I recently wrote an app that download the whole content from a Domino Webmail server using Curl. This is because the subcontractor running the server asks for a few hundred bucks for every archive request.
They changed their webmail version about one week after I released the app for the departement but managed to make it working again using a GREAT deal of regex and XML
When I was in highschool they introduced special hours each week (there were 3 hours if i recall correctly) in which we had to pick a classroom with a teacher there to help with any questions on their subject. No of course everybody always wanted to spend their time in the computer room to play around on the computers there.
To choose the room where you would have to be there was an application that would monitor how many students would go to a certain room, and so you had to reserve your slot on time or otherwise there was not much choice where to go.
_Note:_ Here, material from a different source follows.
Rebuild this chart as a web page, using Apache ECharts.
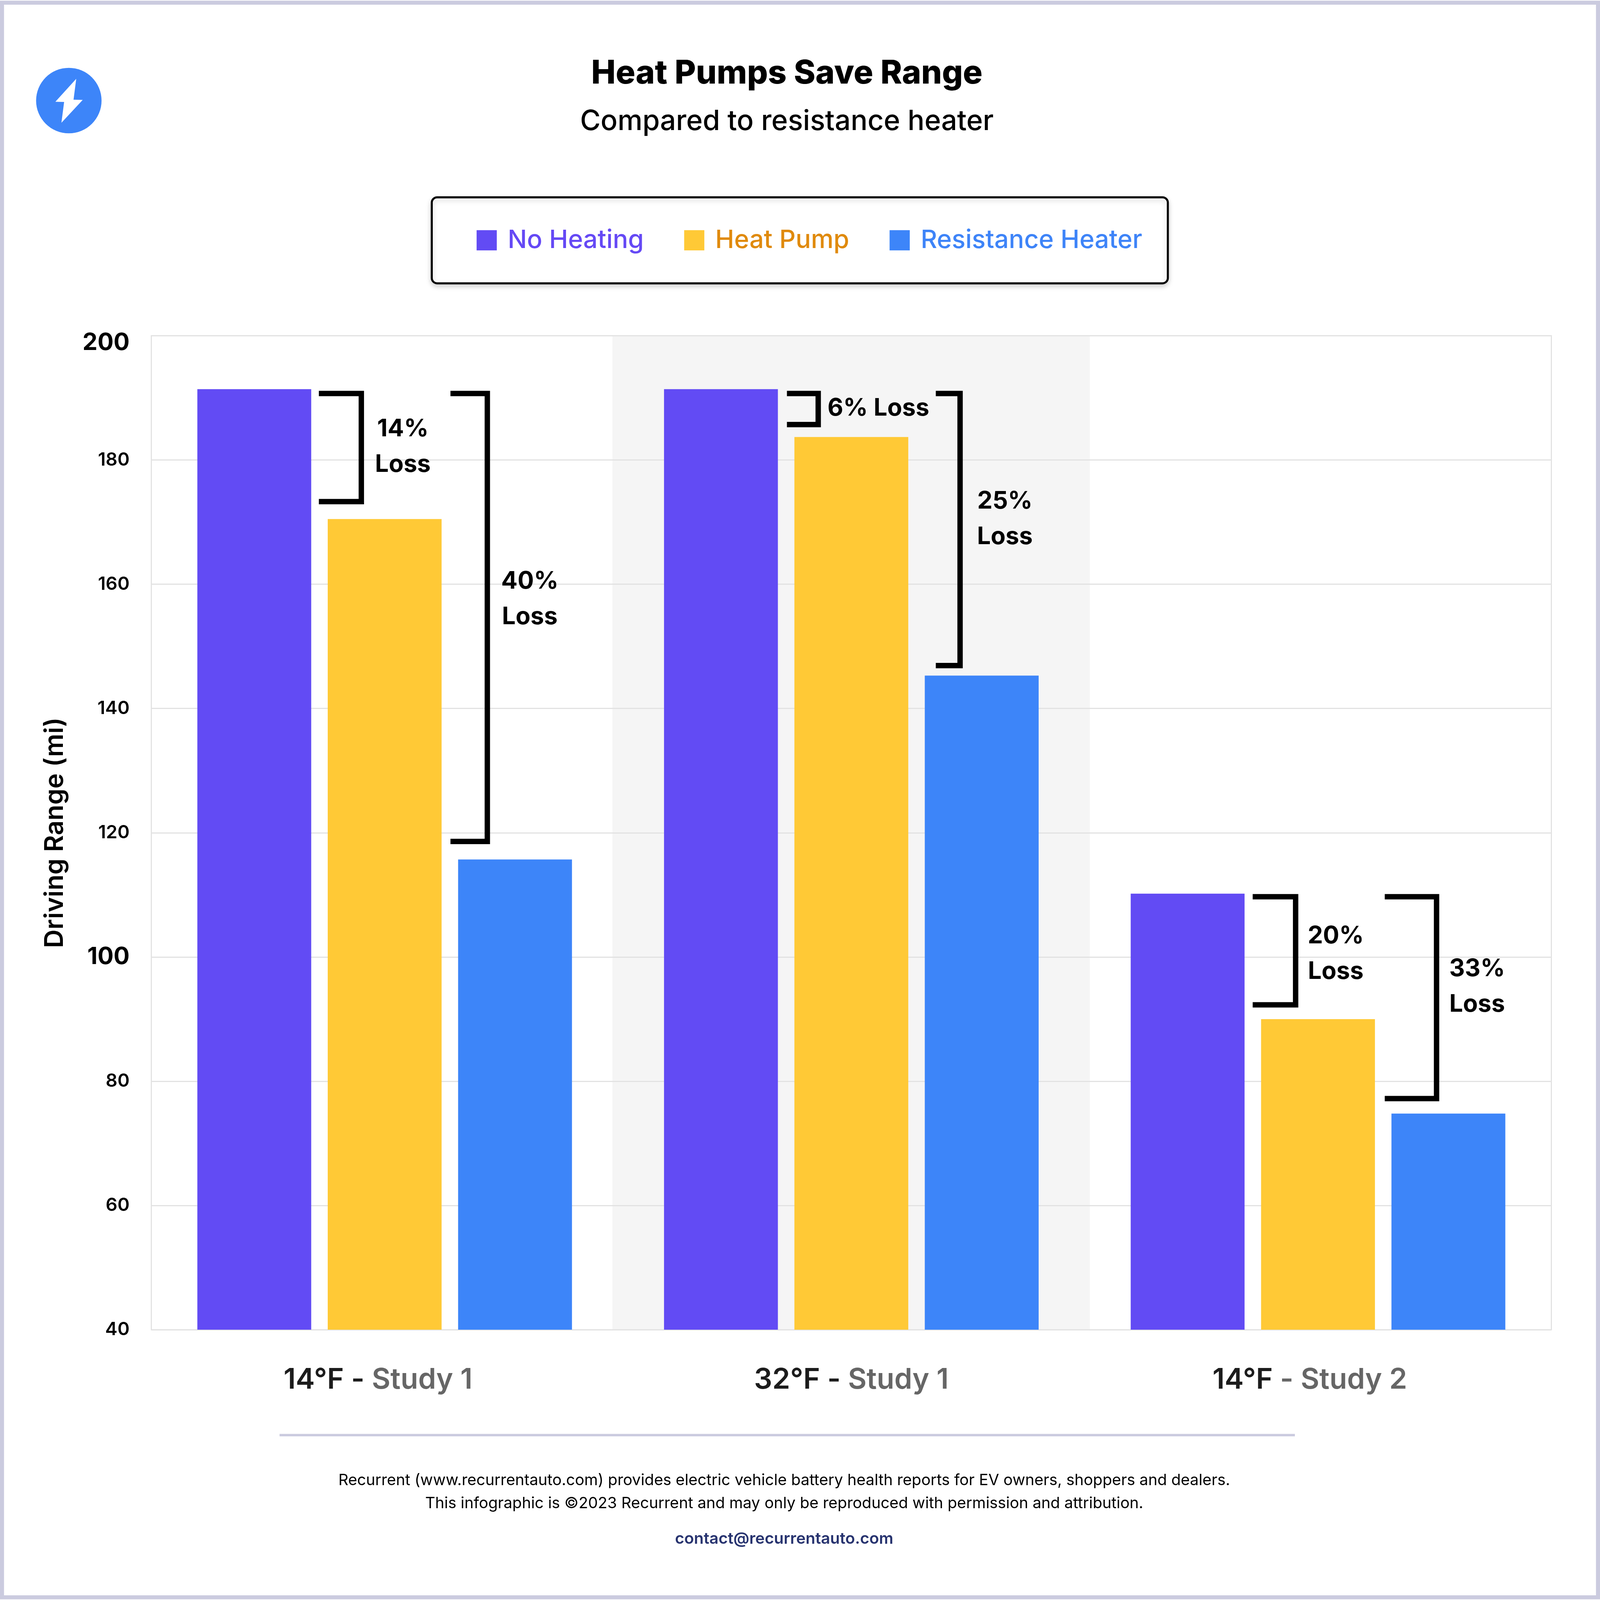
<!DOCTYPE html>
<html>
<head>
<meta charset="utf-8">
<script src="https://cdn.jsdelivr.net/npm/echarts@6/dist/echarts.min.js"></script>
<style>
    html, body, #main { width: 100%; height: 100%; margin: 0; background: #fff; }
</style>
</head>
<body>
<div id="main"></div>
<script>
var FONT = 'Inter';

var categories = ['14°F - Study 1', '32°F - Study 1', '14°F - Study 2'];
var noHeating = [191.4, 191.4, 110.2];
var heatPump = [170.5, 183.7, 90];
var resistanceHeater = [115.7, 145.3, 74.8];

// annotations, x in category units (0..3), y in miles
var brackets = [
    [0.359, 0.450, 190.7, 173.3],
    [0.641, 0.720, 190.7, 118.6],
    [1.362, 1.429, 190.7, 185.7],
    [1.681, 1.733, 190.7, 146.9],
    [2.360, 2.452, 109.7, 92.3],
    [2.643, 2.754, 109.7, 77.2]
];
var lossLabels = [
    [0.539, 182.1, '14%\nLoss'],
    [0.811, 157.6, '40%\nLoss'],
    [1.558, 188.3, '6% Loss'],
    [1.829, 170.5, '25%\nLoss'],
    [2.538, 100.5, '20%\nLoss'],
    [2.841, 95.2, '33%\nLoss']
];
var shadedBand = [[0.988, 2.011]];

var chart = echarts.init(document.getElementById('main'));

// layout was measured on the 7137x5328 original, scale it to whatever the window is
var W = chart.getWidth(), H = chart.getHeight();
var sx = W / 7137, sy = H / 5328;
function fx(x) { return x * sx; }
function fy(y) { return y * sy; }
function fs(v) { return v * sx; }

function barSeries(name, data, color) {
    return {
        name: name,
        type: 'bar',
        data: data,
        barWidth: '24.4%',
        barGap: '14.5%',
        itemStyle: { color: color }
    };
}

var logoCx = fx(307), logoCy = fy(335);
var bolt = [[33, -97], [-60, 5], [-21, 6], [-33, 99], [62, -3], [21, -4]].map(function (p) {
    return [logoCx + fs(p[0]), logoCy + fs(p[1])];
});
var legendPadY = (fy(290) - fs(90)) / 2 - fs(14);

chart.setOption({
    animation: false,
    title: [{
        text: 'Heat Pumps Save Range',
        left: fx(3510),
        top: fy(246),
        padding: 0,
        textAlign: 'center',
        textVerticalAlign: 'middle',
        textStyle: { fontFamily: FONT, fontSize: fs(146), fontWeight: 800, color: '#000' }
    }, {
        text: 'Compared to resistance heater',
        left: fx(3510),
        top: fy(405),
        padding: 0,
        textAlign: 'center',
        textVerticalAlign: 'middle',
        textStyle: { fontFamily: FONT, fontSize: fs(125), fontWeight: 500, color: '#000' }
    }],
    legend: {
        data: [
            { name: 'No Heating', textStyle: { color: '#6549F5' } },
            { name: 'Heat Pump', textStyle: { color: '#E08A0C' } },
            { name: 'Resistance Heater', textStyle: { color: '#3E84F8' } }
        ],
        left: fx(1926),
        top: fy(657),
        width: fx(5000),
        icon: 'rect',
        itemWidth: fs(90),
        itemHeight: fs(90),
        itemGap: fs(180),
        padding: [legendPadY, fx(114), legendPadY, fx(200)],
        backgroundColor: '#fff',
        borderColor: '#000',
        borderWidth: fs(9),
        borderRadius: fs(24),
        shadowBlur: fs(24),
        shadowColor: 'rgba(0,0,0,0.18)',
        shadowOffsetY: fs(10),
        textStyle: { fontFamily: FONT, fontSize: fs(113.5), fontWeight: 500, padding: [0, 0, 0, fs(40)] }
    },
    grid: {
        left: fx(675),
        top: fy(1118),
        width: fx(6245),
        height: fy(3310),
        show: true,
        borderColor: '#E2E2E2',
        borderWidth: fs(5),
        backgroundColor: 'transparent'
    },
    xAxis: [{
        type: 'category',
        data: categories,
        axisLine: { show: false },
        axisTick: { show: false },
        axisLabel: {
            margin: fy(120),
            formatter: function (value, index) {
                var dash = value.indexOf(' - ');
                var left = value.slice(0, dash);
                var right = value.slice(dash + 3);
                if (index === 2) {
                    return '{k|' + left + ' }{p2|- ' + right + '}';
                }
                return '{k|' + left + ' - }{' + (index === 0 ? 'p1' : 'g') + '|' + right + '}';
            },
            rich: {
                k: { fontFamily: FONT, fontSize: fs(128), fontWeight: 600, color: '#1c1c1c' },
                g: { fontFamily: FONT, fontSize: fs(128), fontWeight: 600, color: '#666' },
                p1: { fontFamily: FONT, fontSize: fs(128), fontWeight: 600, color: '#666', padding: [0, fs(59), 0, 0] },
                p2: { fontFamily: FONT, fontSize: fs(128), fontWeight: 600, color: '#666', padding: [0, fs(73), 0, 0] }
            }
        }
    }, {
        type: 'value',
        min: 0,
        max: 3,
        show: false,
        splitLine: { show: false }
    }],
    yAxis: {
        type: 'value',
        min: 40,
        max: 200,
        interval: 20,
        name: 'Driving Range (mi)',
        nameLocation: 'middle',
        nameGap: fx(371),
        nameTextStyle: { fontFamily: FONT, fontSize: fs(115), fontWeight: 600, color: '#000' },
        axisLine: { show: false },
        axisTick: { show: false },
        splitLine: { lineStyle: { color: '#E2E2E2', width: fs(5) } },
        axisLabel: {
            margin: fx(97),
            formatter: function (value) {
                if (value === 200) return '{top|' + value + '}';
                return value === 100 ? '{big|' + value + '}' : '{small|' + value + '}';
            },
            rich: {
                top: { fontFamily: FONT, fontSize: fs(106), fontWeight: 700, color: '#000', padding: [fs(62), 0, 0, 0] },
                big: { fontFamily: FONT, fontSize: fs(106), fontWeight: 700, color: '#000' },
                small: { fontFamily: FONT, fontSize: fs(82), fontWeight: 600, color: '#000' }
            }
        }
    },
    series: [
        barSeries('No Heating', noHeating, '#624BF4'),
        barSeries('Heat Pump', heatPump, '#FFC936'),
        barSeries('Resistance Heater', resistanceHeater, '#3D85F9'),
        {
            type: 'custom',
            xAxisIndex: 1,
            z: -1,
            silent: true,
            data: shadedBand,
            renderItem: function (params, api) {
                var a = api.coord([api.value(0), 200]);
                var b = api.coord([api.value(1), 40]);
                return {
                    type: 'rect',
                    shape: { x: a[0], y: a[1], width: b[0] - a[0], height: b[1] - a[1] },
                    style: { fill: '#F5F5F5' }
                };
            }
        },
        {
            type: 'custom',
            xAxisIndex: 1,
            z: 5,
            silent: true,
            data: brackets,
            renderItem: function (params, api) {
                var p0 = api.coord([api.value(0), api.value(2)]);
                var p1 = api.coord([api.value(1), api.value(2)]);
                var p2 = api.coord([api.value(1), api.value(3)]);
                var p3 = api.coord([api.value(0), api.value(3)]);
                return {
                    type: 'polyline',
                    shape: { points: [p0, p1, p2, p3] },
                    style: { fill: 'none', stroke: '#000', lineWidth: fs(24), lineJoin: 'miter' }
                };
            }
        },
        {
            type: 'custom',
            xAxisIndex: 1,
            z: 5,
            silent: true,
            data: lossLabels,
            renderItem: function (params, api) {
                var p = api.coord([api.value(0), api.value(1)]);
                return {
                    type: 'text',
                    style: {
                        x: p[0],
                        y: p[1],
                        text: lossLabels[params.dataIndex][2],
                        align: 'center',
                        verticalAlign: 'middle',
                        fontFamily: FONT,
                        fontSize: fs(108),
                        fontWeight: 700,
                        lineHeight: fy(118),
                        fill: '#000'
                    }
                };
            }
        }
    ],
    graphic: [
        {
            type: 'rect',
            shape: { x: fx(9), y: fy(9), width: fx(7119), height: fy(5310) },
            style: { fill: 'none', stroke: '#CBCBDF', lineWidth: fs(18) }
        },
        { type: 'circle', shape: { cx: logoCx, cy: logoCy, r: fs(146) }, style: { fill: '#3D85F9' } },
        { type: 'polygon', shape: { points: bolt }, style: { fill: '#fff' } },
        {
            type: 'line',
            shape: { x1: fx(1247), y1: fy(4779), x2: fx(5776), y2: fy(4779) },
            style: { stroke: '#CBCBDF', lineWidth: fs(11) }
        },
        {
            type: 'text', x: fx(3498), y: fy(4930),
            style: {
                text: 'Recurrent (www.recurrentauto.com) provides electric vehicle battery health reports for EV owners, shoppers and dealers.',
                align: 'center', verticalAlign: 'middle', fontFamily: FONT, fontSize: fs(69.3), fontWeight: 400, fill: '#000'
            }
        },
        {
            type: 'text', x: fx(3498), y: fy(5007),
            style: {
                text: 'This infographic is ©2023 Recurrent and may only be reproduced with permission and attribution.',
                align: 'center', verticalAlign: 'middle', fontFamily: FONT, fontSize: fs(69.3), fontWeight: 400, fill: '#000'
            }
        },
        {
            type: 'text', x: fx(3498), y: fy(5125),
            style: {
                text: 'contact@recurrentauto.com',
                align: 'center', verticalAlign: 'middle', fontFamily: FONT, fontSize: fs(71), fontWeight: 600, fill: '#27336F'
            }
        }
    ]
});
</script>
</body>
</html>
At that time I always liked to play around on the computers there and I had obtained administrator access already, only for this application that would not help me so much. So I used my administrator access to make a copy of the application and take it home to examine. Now I don't remember all the details but I discoverd this application used some access database file located on a hidden network share. Then after taking a copy of this database file I found there was a password on the database. Using some linux access database tools I could easily work around that and after that it was easy to import this database in my own mysql server.
Then though a simple web interface I could find details for every student in the school to change their slots and promote myself to sit in my room of choice every time.
The next step was to write my own application that would allow me to just select a student from the list and change anything without having to look up their password which was implemented in only a few hours.
While not such a very impressive story as some others in this thread, I still remember it was a lot of fun to do for a highschool child back then.